Contract farming won’t lead to farmers losing land; ethanol-from-rice policy on the cards: Gadkari
29 December 2020, New Delhi, IN: Amid the farmer’s protests against the Centre, transport and MSME minister Nitin Gadkari on Monday sought to allay fears that contract farming will lead to large corporations snatching away farmers’ land. He also suggested more flexibilities in the Rs 3-lakh-crore loan guarantee programme for MSMEs, professionals and larger entities in 27 stressed sectors to improve slowing offtake.
Also Read: Time to rationalise sugar pricing with the revenue-sharing formula
Companies don’t get to own the land, just like “you don’t become the owner of a car by travelling in an Ola or Uber vehicle,” he said at the Idea Exchange Programme of the Indian Express Group.
Confusions about the farm Bills are being created by vested interests. The Bills free farmers from various shackles and allow them to sell their crops wherever they want, just like any other producer, Gadkari stressed.

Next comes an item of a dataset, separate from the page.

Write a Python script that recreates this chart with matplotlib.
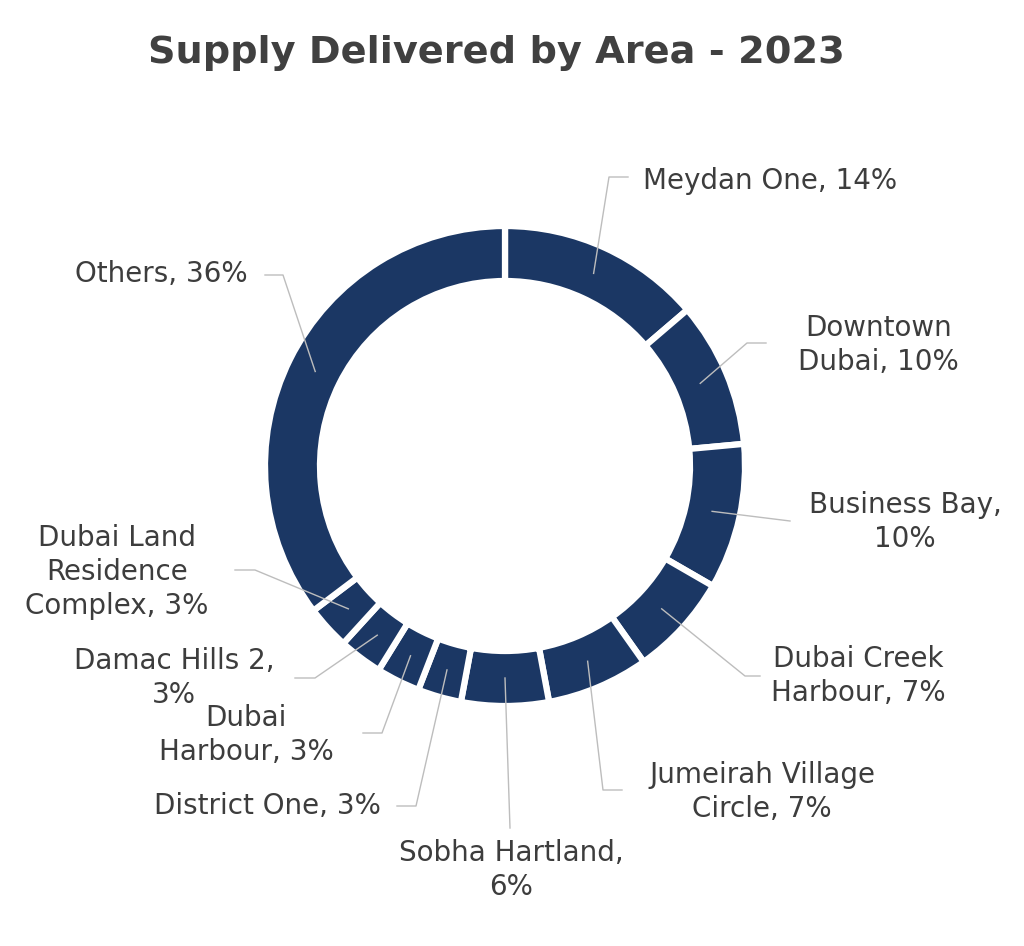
import numpy as np
import matplotlib
matplotlib.use('Agg')
import matplotlib.pyplot as plt

# ==============================================================
# DATA
# ==============================================================

areas = [
    'Meydan One, 14%', 'Downtown\nDubai, 10%', 'Business Bay,\n10%',
    'Dubai Creek\nHarbour, 7%', 'Jumeirah Village\nCircle, 7%',
    'Sobha Hartland,\n6%', 'District One, 3%', 'Dubai\nHarbour, 3%',
    'Damac Hills 2,\n3%', 'Dubai Land\nResidence\nComplex, 3%', 'Others, 36%'
]
shares = [14, 10, 10, 7, 7, 6, 3, 3, 3, 3, 36]

# ==============================================================
# LAYOUT (pixel coordinates, y from top)
# ==============================================================

W, H = 1024, 946
cx, cy, R = 505, 466, 240

# elbow, line end, text anchor, alignment
layout = [
    ((609, 177), (628, 177), (643, 181), 'left'),
    ((747, 343), (766, 343), (798, 345), 'left'),
    ((790, 521), (790, 521), (905, 522), 'center'),
    ((745, 676), (760, 676), (858, 676), 'center'),
    ((603, 790), (622, 790), (762, 792), 'center'),
    ((510, 828), (510, 828), (511, 870), 'center'),
    ((416, 806), (397, 806), (381, 806), 'right'),
    ((382, 733), (363, 733), (246, 735), 'center'),
    ((315, 678), (295, 678), (174, 678), 'center'),
    ((255, 570), (235, 570), (117, 572), 'center'),
    ((283, 275), (265, 275), (248, 274), 'right'),
]

navy = '#1b3764'
txt = '#3d3d3d'
plt.rcParams['font.family'] = ['DejaVu Sans']

fig = plt.figure(figsize=(W / 100, H / 100), dpi=100)
ax = fig.add_axes([0, 0, 1, 1])

wedges, _ = ax.pie(
    shares,
    center=(cx, H - cy),
    radius=R,
    startangle=90,
    counterclock=False,
    colors=[navy] * len(shares),
    wedgeprops={'width': 55, 'edgecolor': 'white', 'linewidth': 4.5},
    frame=True,
)
ax.set_xlim(0, W)
ax.set_ylim(0, H)
ax.set_aspect('equal')
ax.axis('off')

for w, label, (elbow, end, pos, ha) in zip(wedges, areas, layout):
    mid = np.deg2rad((w.theta1 + w.theta2) / 2)
    sx = cx + 212 * np.cos(mid)
    sy = (H - cy) + 212 * np.sin(mid)
    ax.plot([sx, elbow[0], end[0]], [sy, H - elbow[1], H - end[1]],
            color='#bdbdbd', lw=1, zorder=3)
    ax.text(pos[0], H - pos[1], label, ha=ha, va='center',
            fontsize=20, color=txt, linespacing=1.25, multialignment='center')

ax.text(496, H - 53, 'Supply Delivered by Area - 2023', ha='center', va='center',
        fontsize=27.5, fontweight='bold', color='#404040')

fig.savefig('out.png', dpi=100)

Given that the market prices of several farm commodities have trailed the minimum support prices (MSP), Gadkari pitched for diversification from certain traditional crops, where the country has huge surplus stocks, to biofuels like ethanol. This will not just cut excess stocks of these commodities (rice, corn and cane by-products like sugar) and prevent the prices from any irrational slide but also open alternative avenues for the farmers to boost their earnings, Gadkari added.

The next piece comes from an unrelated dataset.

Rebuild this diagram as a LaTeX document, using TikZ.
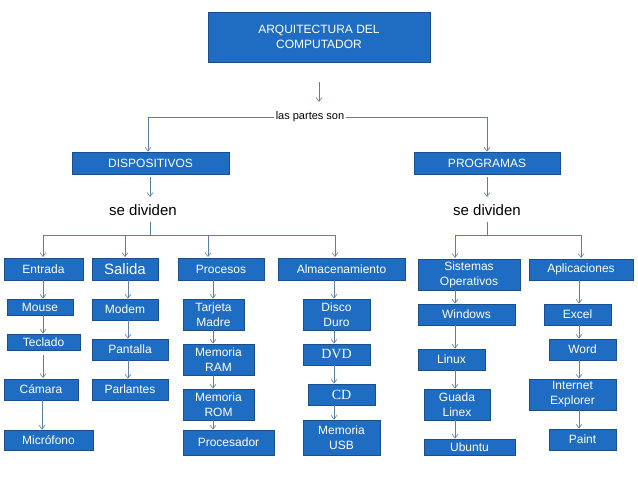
\documentclass[tikz,border=0pt]{standalone}
\usepackage{fontspec}
\setmainfont{Liberation Sans}
\newfontfamily\serifx{Liberation Serif}
\usetikzlibrary{arrows.meta}
\definecolor{boxfill}{HTML}{1F6DC2}
\definecolor{boxline}{HTML}{1B4F8C}
\definecolor{arr}{HTML}{5A7EA6}
\begin{document}
\begin{tikzpicture}[x=1pt,y=-1pt,
 bx/.style={draw=boxline,fill=boxfill,text=white,line width=0.8pt,inner sep=0pt,align=center,font=\fontsize{12}{15}\selectfont},
 ar/.style={draw=arr,line width=0.6pt,-{Straight Barb[length=4pt,width=6pt]}},
 ln/.style={draw=arr,line width=0.6pt}]
\useasboundingbox (0,0) rectangle (638,479);
\newcommand\bb[6]{\node[bx,minimum width=#4-#3,minimum height=#6-#5] (#1) at ({(#3+#4)/2},{(#5+#6)/2}) {#2};}
\bb{top}{ARQUITECTURA DEL\\COMPUTADOR}{208}{430}{12}{62}
\bb{disp}{DISPOSITIVOS}{72}{229}{152}{174}
\bb{prog}{PROGRAMAS}{414}{560}{152}{174}
\node[font=\fontsize{11}{12}\selectfont,fill=white,inner sep=2pt] (partes) at (310,117) {las partes son};
\node[font=\fontsize{15}{16}\selectfont] (sd1) at (143,210) {se dividen};
\node[font=\fontsize{15}{16}\selectfont] (sd2) at (487,210) {se dividen};
\coordinate (t0) at (319,82);
\draw[ar] (t0) -- (319,102);
\coordinate (hl) at (148,117); \coordinate (hr) at (487,117);
\draw[ln] (hl) -- (partes.west); \draw[ln] (partes.east) -- (hr);
\draw[ar] (hl) -- (hl |- disp.north);
\draw[ar] (hr) -- (hr |- prog.north);
\draw[ar] (150,177) -- (150,197);
\draw[ar] (487,177) -- (487,197);
% level 2
\bb{ent}{Entrada}{4}{83}{258}{280}
\node[bx,minimum width=66,minimum height=22,font=\fontsize{15}{16}\selectfont] (sal) at (125,269) {Salida};
\bb{proc}{Procesos}{178}{264}{258}{280}
\bb{alm}{Almacenamiento}{278}{405}{258}{280}
\bb{so}{Sistemas\\Operativos}{418}{520}{259}{290}
\bb{apl}{Aplicaciones}{529}{633}{259}{280}
\draw[ln] (150,222) -- (150,235);
\draw[ln] (43,235) -- (335,235);
\foreach \x in {43,125,208,335} \draw[ar] (\x,235) -- (\x,257);
\draw[ln] (487,222) -- (487,235);
\draw[ln] (455,235) -- (581,235);
\foreach \x in {455,581} \draw[ar] (\x,235) -- (\x,258);
% columns
\bb{mou}{Mouse}{7}{73}{299}{315}
\bb{tec}{Teclado}{7}{80}{334}{350}
\bb{cam}{Cámara}{4}{78}{379}{400}
\bb{mic}{Micrófono}{4}{93}{430}{450}
\bb{mod}{Modem}{92}{158}{299}{320}
\bb{pan}{Pantalla}{92}{168}{339}{360}
\bb{par}{Parlantes}{92}{168}{379}{400}
\bb{tar}{Tarjeta\\Madre}{183}{244}{299}{330}
\bb{ram}{Memoria\\RAM}{183}{254}{344}{375}
\bb{rom}{Memoria\\ROM}{183}{254}{389}{420}
\bb{pro}{Procesador}{183}{274}{430}{455}
\bb{dis}{Disco\\Duro}{303}{370}{299}{330}
\bb{dvd}{\fontsize{14}{15}\serifx DVD}{303}{370}{344}{365}
\bb{cd}{\fontsize{14}{15}\serifx CD}{308}{375}{384}{405}
\bb{usb}{Memoria\\USB}{303}{380}{420}{455}
\bb{win}{Windows}{418}{515}{304}{325}
\bb{lin}{Linux}{418}{485}{349}{370}
\bb{gua}{Guada\\Linex}{424}{490}{389}{420}
\bb{ubu}{Ubuntu}{424}{515}{439}{455}
\bb{exc}{Excel}{544}{611}{304}{325}
\bb{wor}{Word}{549}{616}{339}{360}
\bb{ie}{Internet\\Explorer}{529}{616}{379}{410}
\bb{pai}{Paint}{549}{616}{429}{450}
\newcommand\ch[3]{\draw[ar] (#1.south -| #3,0) -- (#3,0 |- #2.north);}
\ch{ent}{mou}{43}\ch{mou}{tec}{43}
\draw[ar] (43,355) -- (43,378);
\ch{cam}{mic}{42}
\ch{sal}{mod}{128}\ch{mod}{pan}{128}\ch{pan}{par}{128}
\ch{proc}{tar}{213}\ch{tar}{ram}{213}\ch{ram}{rom}{213}\ch{rom}{pro}{213}
\ch{alm}{dis}{334}\ch{dis}{dvd}{334}\ch{dvd}{cd}{334}\ch{cd}{usb}{334}
\ch{so}{win}{455}\ch{win}{lin}{455}\ch{lin}{gua}{455}\ch{gua}{ubu}{455}
\ch{apl}{exc}{579}\ch{exc}{wor}{579}\ch{wor}{ie}{579}\ch{ie}{pai}{579}
\end{tikzpicture}
\end{document}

As for crop diversification, the government has been considering a proposal to allow ethanol production from surplus rice, and not just from cane juice or molasses.
If the proposal is finally implemented, it will be for the first time that the country will be using grains fit for human consumption to manufacture biofuel, industry executives say. This also signals a fundamental shift in the approach of the government that had in the past refrained from such a move for fear of jeopardising food security. Given that the country has become self-sufficient in rice production, allowing only a part of the surplus stocks for ethanol production makes much sense, according to government officials.
“We are targeting to raise the annual value of domestic ethanol production from about Rs 20,000 crore to Rs 1 lakh crore in a few years,” Gadkari had said in June.
The minister said he has written to finance minister Nirmala Sitharaman to make the Rs 3-lakh-crore guaranteed loan programme more flexible to further improve offtake. Just like commercial banks, urban co-operatives should also be allowed to tap the Emergency Credit Line Guarantee Scheme (ECLGS) for on-lending, he added.
After a speedy pick-up in initial months, the pace of sanctions under the ECLGS has slowed since November. As of December 4, banks and NBFCs sanctioned Rs 2.06 lakh crore to about 8.1 million borrowers, mostly MSMEs, since the scheme’s rollout on June 1. Of this, an amount of Rs 1.59 lakh crore was disbursed.